The DLSE process costs nothing to file and doesn’t require a lawyer, which makes it accessible. The downside is speed — the backlog can be significant, and you’re working on the agency’s timeline.
You can bypass the DLSE entirely and file a lawsuit in court. This route makes sense when the amount at stake is substantial, when you want to move faster than the administrative process allows, or when your employer has a pattern of stonewalling agency proceedings. A civil action under Labor Code Section 1194 entitles you to the same remedies — unpaid wages, interest, attorney’s fees, and costs.6California Legislative Information. California Code Labor Code LAB 1194 Many employment attorneys take overtime cases on contingency, meaning you pay nothing upfront and the lawyer collects fees from the employer if you win.
When an employer’s overtime violations affect multiple workers, a PAGA claim may be an option. The Private Attorneys General Act allows a current or former employee to sue on behalf of themselves and coworkers for Labor Code violations. Following the 2024 reforms, PAGA claims for overtime violations can be cured by the employer, and penalties may be reduced if the employer demonstrates it was already taking reasonable steps to comply with the law.12California Labor and Workforce Development Agency. PAGA Frequently Asked Questions Recovered penalties are split 65% to the state labor agency and 35% to affected employees. PAGA claims require a notice to the Labor and Workforce Development Agency before filing suit and are typically handled by attorneys experienced in wage-and-hour class litigation.

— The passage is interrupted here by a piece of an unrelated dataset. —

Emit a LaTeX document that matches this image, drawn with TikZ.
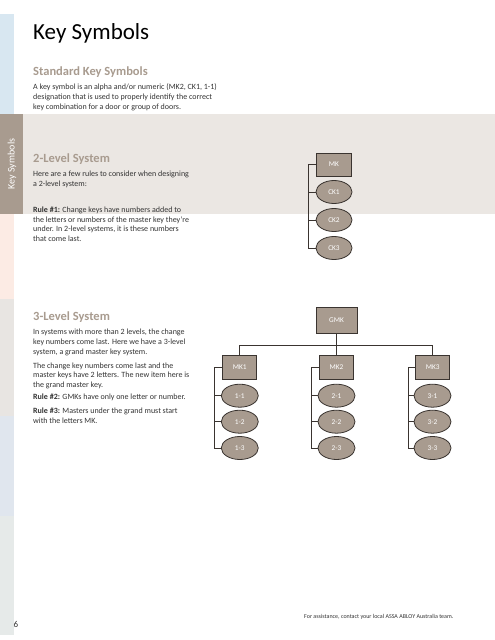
\documentclass[tikz,border=0pt]{standalone}
\usepackage{fontspec}
\setmainfont{Carlito}
\usetikzlibrary{shapes.geometric}
\definecolor{keybrown}{HTML}{A89B8F}
\definecolor{keyline}{HTML}{3A3430}
\definecolor{bodygray}{HTML}{333333}
\definecolor{bandbeige}{HTML}{EBE7E3}
\definecolor{stripblue}{HTML}{D8E7F1}
\definecolor{strippeach}{HTML}{FCEBE4}
\definecolor{stripgray}{HTML}{E8E5E2}
\definecolor{stripslate}{HTML}{E0E6EE}
\definecolor{stripgreen}{HTML}{E6EAE9}

\begin{document}
\begin{tikzpicture}[x=1pt, y=-1pt, every node/.style={inner sep=0pt},
	body/.style={anchor=north west, align=left, font=\fontsize{8}{9.7}\selectfont, text=bodygray},
	head/.style={anchor=base west, font=\fontsize{12.5}{14}\selectfont\bfseries, text=keybrown},
	master/.style={draw=keyline, fill=keybrown, line width=0.8pt, text=white, font=\fontsize{7.3}{8}\selectfont},
	change/.style={ellipse, draw=keyline, fill=keybrown, line width=0.8pt, minimum width=37pt, minimum height=23pt, text=white, font=\fontsize{7.3}{8}\selectfont},
	link/.style={draw=keyline, line width=0.8pt}]
	\useasboundingbox (0,0) rectangle (495,640);
	\fill[white] (0,0) rectangle (495,640);
	\fill[bandbeige] (14,114) rectangle (495,214);
	\fill[stripblue] (0,14) rectangle (14,114);
	\fill[strippeach] (0,214) rectangle (14,299);
	\fill[stripgray] (0,299) rectangle (14,416);
	\fill[stripslate] (0,416) rectangle (14,516);
	\fill[stripgreen] (0,516) rectangle (14,635);
	\fill[keybrown] (0,114) rectangle (23,214);
	\node[rotate=90, text=white, font=\fontsize{10}{12}\selectfont] (tab) at (12,164) {Key Symbols};
	\node[anchor=base west, font=\fontsize{23}{26}\selectfont, text=black] (title) at (33,39.3) {Key Symbols};

	\node[head] (h-standard) at (33,75) {Standard Key Symbols};
	\node[body] (p-standard) at (33,83.7) {A key symbol is an alpha and/or numeric (MK2, CK1, 1-1)\\designation that is used to properly identify the correct\\key combination for a door or group of doors.};

	\node[head] (h-two) at (33,162.3) {2-Level System};
	\node[body] (p-two) at (33,170.7) {Here are a few rules to consider when designing\\a 2-level system:};
	\node[body] (p-rule1) at (33,206.7) {\textbf{Rule \#1:} Change keys have numbers added to\\the letters or numbers of the master key they're\\under. In 2-level systems, it is these numbers\\that come last.};

	\node[head] (h-three) at (33,320) {3-Level System};
	\node[body] (p-three) at (33,329) {In systems with more than 2 levels, the change\\key numbers come last. Here we have a 3-level\\system, a grand master key system.};
	\node[body] (p-grand) at (33,362.3) {The change key numbers come last and the\\master keys have 2 letters. The new item here is\\the grand master key.};
	\node[body] (p-rule2) at (33,394) {\textbf{Rule \#2:} GMKs have only one letter or number.};
	\node[body] (p-rule3) at (33,408) {\textbf{Rule \#3:} Masters under the grand must start\\with the letters MK.};

	\node[master, minimum width=35pt, minimum height=23pt] (mk) at (334,164.5) {MK};
	\node[change, minimum width=36pt] (ck1) at (334,192) {CK1};
	\node[change, minimum width=36pt] (ck2) at (334,220) {CK2};
	\node[change, minimum width=36pt] (ck3) at (334,248) {CK3};
	\coordinate (mk-trunk) at (308.7,164.5);
	\draw[link] (mk.west) -- (mk-trunk) |- (ck3.west);
	\draw[link] (mk-trunk |- ck1.west) -- (ck1.west);
	\draw[link] (mk-trunk |- ck2.west) -- (ck2.west);

	\node[master, minimum width=41pt, minimum height=26pt] (gmk) at (336.5,320) {GMK};
	\node[master, minimum width=34pt, minimum height=24pt] (mk1) at (239.7,367.5) {MK1};
	\node[master, minimum width=34pt, minimum height=24pt] (mk2) at (336.5,367.5) {MK2};
	\node[master, minimum width=34pt, minimum height=24pt] (mk3) at (432.7,367.5) {MK3};
	\coordinate (bus) at (336.5,345.7);
	\draw[link] (gmk.south) -- (mk2.north);
	\draw[link] (mk1.north) |- (bus) -| (mk3.north);

	\node[change] (k11) at (239.8,395.7) {1-1};
	\node[change] (k12) at (239.8,421.7) {1-2};
	\node[change] (k13) at (239.8,448) {1-3};
	\node[change] (k21) at (336.5,395.7) {2-1};
	\node[change] (k22) at (336.5,421.7) {2-2};
	\node[change] (k23) at (336.5,448) {2-3};
	\node[change] (k31) at (432.5,395.7) {3-1};
	\node[change] (k32) at (432.5,421.7) {3-2};
	\node[change] (k33) at (432.5,448) {3-3};

	\coordinate (mk1-trunk) at (214.7,367.5);
	\coordinate (mk2-trunk) at (311.3,367.5);
	\coordinate (mk3-trunk) at (408.7,367.5);
	\draw[link] (mk1.west) -- (mk1-trunk) |- (k13.west);
	\draw[link] (mk1-trunk |- k11.west) -- (k11.west);
	\draw[link] (mk1-trunk |- k12.west) -- (k12.west);
	\draw[link] (mk2.west) -- (mk2-trunk) |- (k23.west);
	\draw[link] (mk2-trunk |- k21.west) -- (k21.west);
	\draw[link] (mk2-trunk |- k22.west) -- (k22.west);
	\draw[link] (mk3.west) -- (mk3-trunk) |- (k33.west);
	\draw[link] (mk3-trunk |- k31.west) -- (k31.west);
	\draw[link] (mk3-trunk |- k32.west) -- (k32.west);

	\node[anchor=base, font=\fontsize{9}{11}\selectfont, text=bodygray] (page) at (16,627) {6};
	\node[anchor=base west, font=\fontsize{6}{7}\selectfont, text=bodygray] (footer) at (304,618) {For assistance, contact your local ASSA ABLOY Australia team.};
\end{tikzpicture}
\end{document}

The strength of an overtime claim depends almost entirely on what you can prove about the hours you actually worked versus what you were paid. Start collecting evidence before you file anything.

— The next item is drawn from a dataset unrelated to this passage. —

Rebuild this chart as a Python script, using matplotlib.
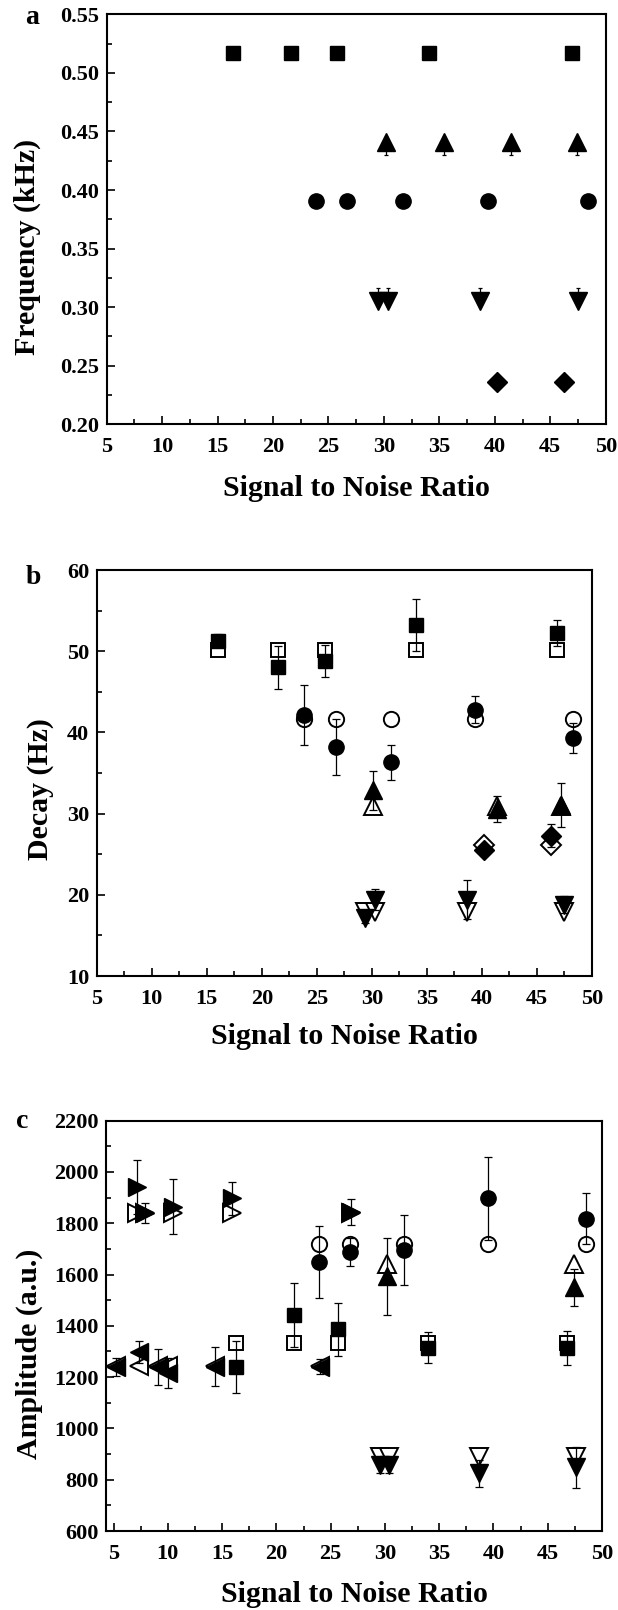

When calculating what you’re owed, don’t just multiply your hourly rate by the overtime hours. The regular rate of pay includes all non-discretionary compensation for the period. If you earned a $500 production bonus during a week where you worked 50 hours, that bonus must be spread across all 50 hours before the overtime premium is applied to the 10 overtime hours. Employers frequently skip this step, and the resulting underpayment adds up fast.
Plenty of workers know they’re being shorted on overtime but fear getting fired for speaking up. California law addresses this directly. Labor Code Section 98.6 prohibits employers from terminating, demoting, suspending, or taking any adverse action against a worker for filing a wage claim, complaining about unpaid wages (even verbally), or cooperating with a Labor Commissioner investigation.13California Legislative Information. California Code LAB 98.6
The law includes a powerful presumption in the employee’s favor: if your employer retaliates within 90 days of your protected activity, the burden shifts to the employer to prove the action was unrelated to your complaint. Beyond reinstatement and back pay for lost wages, an employer who violates this section faces a civil penalty of up to $10,000 per employee for each violation.13California Legislative Information. California Code LAB 98.6 Federal law provides a separate layer of anti-retaliation protection through the Fair Labor Standards Act, though for most California workers the state protections are broader and easier to enforce.